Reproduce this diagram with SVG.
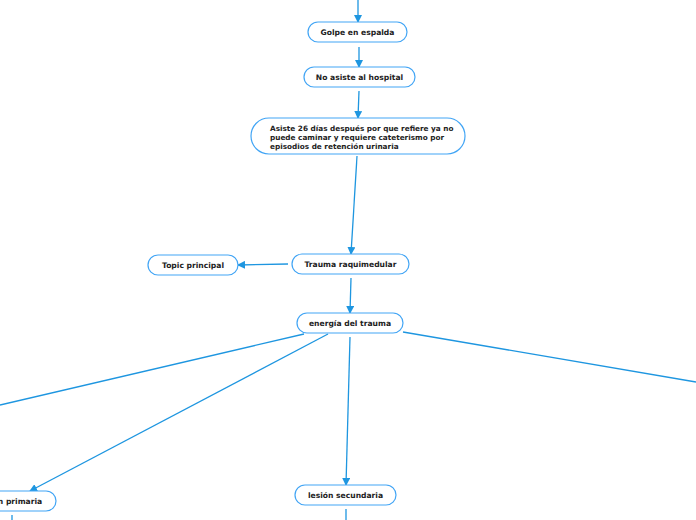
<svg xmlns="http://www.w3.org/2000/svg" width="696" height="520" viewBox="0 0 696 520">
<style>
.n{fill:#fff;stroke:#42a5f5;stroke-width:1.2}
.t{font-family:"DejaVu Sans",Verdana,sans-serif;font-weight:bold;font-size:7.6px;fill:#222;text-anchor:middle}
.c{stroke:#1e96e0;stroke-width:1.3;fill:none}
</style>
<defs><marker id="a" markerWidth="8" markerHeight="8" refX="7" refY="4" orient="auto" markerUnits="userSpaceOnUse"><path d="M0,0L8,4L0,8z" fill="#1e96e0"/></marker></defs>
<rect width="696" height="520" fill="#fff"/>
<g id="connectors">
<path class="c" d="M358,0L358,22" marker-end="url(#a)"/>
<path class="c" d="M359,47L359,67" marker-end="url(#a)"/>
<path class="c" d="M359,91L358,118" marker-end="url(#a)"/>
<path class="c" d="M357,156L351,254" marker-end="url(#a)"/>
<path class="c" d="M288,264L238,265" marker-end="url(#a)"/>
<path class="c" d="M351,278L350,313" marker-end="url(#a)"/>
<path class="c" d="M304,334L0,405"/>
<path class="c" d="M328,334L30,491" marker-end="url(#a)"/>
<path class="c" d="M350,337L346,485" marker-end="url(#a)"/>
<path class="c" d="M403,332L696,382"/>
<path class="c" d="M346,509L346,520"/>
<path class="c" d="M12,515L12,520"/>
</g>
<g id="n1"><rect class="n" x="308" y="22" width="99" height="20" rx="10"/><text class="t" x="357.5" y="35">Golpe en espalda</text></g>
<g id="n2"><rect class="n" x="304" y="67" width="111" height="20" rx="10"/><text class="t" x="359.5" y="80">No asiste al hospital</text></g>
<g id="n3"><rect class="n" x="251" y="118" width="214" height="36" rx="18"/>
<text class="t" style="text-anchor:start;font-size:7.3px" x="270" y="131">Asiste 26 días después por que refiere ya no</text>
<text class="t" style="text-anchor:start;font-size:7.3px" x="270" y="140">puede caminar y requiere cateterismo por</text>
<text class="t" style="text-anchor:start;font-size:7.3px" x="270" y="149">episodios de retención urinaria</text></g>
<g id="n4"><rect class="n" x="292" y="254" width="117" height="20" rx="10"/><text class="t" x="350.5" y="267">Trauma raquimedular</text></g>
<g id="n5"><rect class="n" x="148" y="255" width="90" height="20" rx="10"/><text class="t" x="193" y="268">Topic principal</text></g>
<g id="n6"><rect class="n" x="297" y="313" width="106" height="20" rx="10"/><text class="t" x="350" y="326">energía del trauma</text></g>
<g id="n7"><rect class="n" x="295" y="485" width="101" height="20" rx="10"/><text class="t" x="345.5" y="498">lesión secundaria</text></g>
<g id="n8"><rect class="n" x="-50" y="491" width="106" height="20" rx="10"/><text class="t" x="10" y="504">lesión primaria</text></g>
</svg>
■ ■ ■
Transcribe the full listing above exactly as it stands, minus the pictures.

- _Exercise result_:
Reproduce this diagram with SVG.
<svg xmlns="http://www.w3.org/2000/svg" width="696" height="520" viewBox="0 0 696 520">
<style>
.n{fill:#fff;stroke:#42a5f5;stroke-width:1.2}
.t{font-family:"DejaVu Sans",Verdana,sans-serif;font-weight:bold;font-size:7.6px;fill:#222;text-anchor:middle}
.c{stroke:#1e96e0;stroke-width:1.3;fill:none}
</style>
<defs><marker id="a" markerWidth="8" markerHeight="8" refX="7" refY="4" orient="auto" markerUnits="userSpaceOnUse"><path d="M0,0L8,4L0,8z" fill="#1e96e0"/></marker></defs>
<rect width="696" height="520" fill="#fff"/>
<g id="connectors">
<path class="c" d="M358,0L358,22" marker-end="url(#a)"/>
<path class="c" d="M359,47L359,67" marker-end="url(#a)"/>
<path class="c" d="M359,91L358,118" marker-end="url(#a)"/>
<path class="c" d="M357,156L351,254" marker-end="url(#a)"/>
<path class="c" d="M288,264L238,265" marker-end="url(#a)"/>
<path class="c" d="M351,278L350,313" marker-end="url(#a)"/>
<path class="c" d="M304,334L0,405"/>
<path class="c" d="M328,334L30,491" marker-end="url(#a)"/>
<path class="c" d="M350,337L346,485" marker-end="url(#a)"/>
<path class="c" d="M403,332L696,382"/>
<path class="c" d="M346,509L346,520"/>
<path class="c" d="M12,515L12,520"/>
</g>
<g id="n1"><rect class="n" x="308" y="22" width="99" height="20" rx="10"/><text class="t" x="357.5" y="35">Golpe en espalda</text></g>
<g id="n2"><rect class="n" x="304" y="67" width="111" height="20" rx="10"/><text class="t" x="359.5" y="80">No asiste al hospital</text></g>
<g id="n3"><rect class="n" x="251" y="118" width="214" height="36" rx="18"/>
<text class="t" style="text-anchor:start;font-size:7.3px" x="270" y="131">Asiste 26 días después por que refiere ya no</text>
<text class="t" style="text-anchor:start;font-size:7.3px" x="270" y="140">puede caminar y requiere cateterismo por</text>
<text class="t" style="text-anchor:start;font-size:7.3px" x="270" y="149">episodios de retención urinaria</text></g>
<g id="n4"><rect class="n" x="292" y="254" width="117" height="20" rx="10"/><text class="t" x="350.5" y="267">Trauma raquimedular</text></g>
<g id="n5"><rect class="n" x="148" y="255" width="90" height="20" rx="10"/><text class="t" x="193" y="268">Topic principal</text></g>
<g id="n6"><rect class="n" x="297" y="313" width="106" height="20" rx="10"/><text class="t" x="350" y="326">energía del trauma</text></g>
<g id="n7"><rect class="n" x="295" y="485" width="101" height="20" rx="10"/><text class="t" x="345.5" y="498">lesión secundaria</text></g>
<g id="n8"><rect class="n" x="-50" y="491" width="106" height="20" rx="10"/><text class="t" x="10" y="504">lesión primaria</text></g>
</svg>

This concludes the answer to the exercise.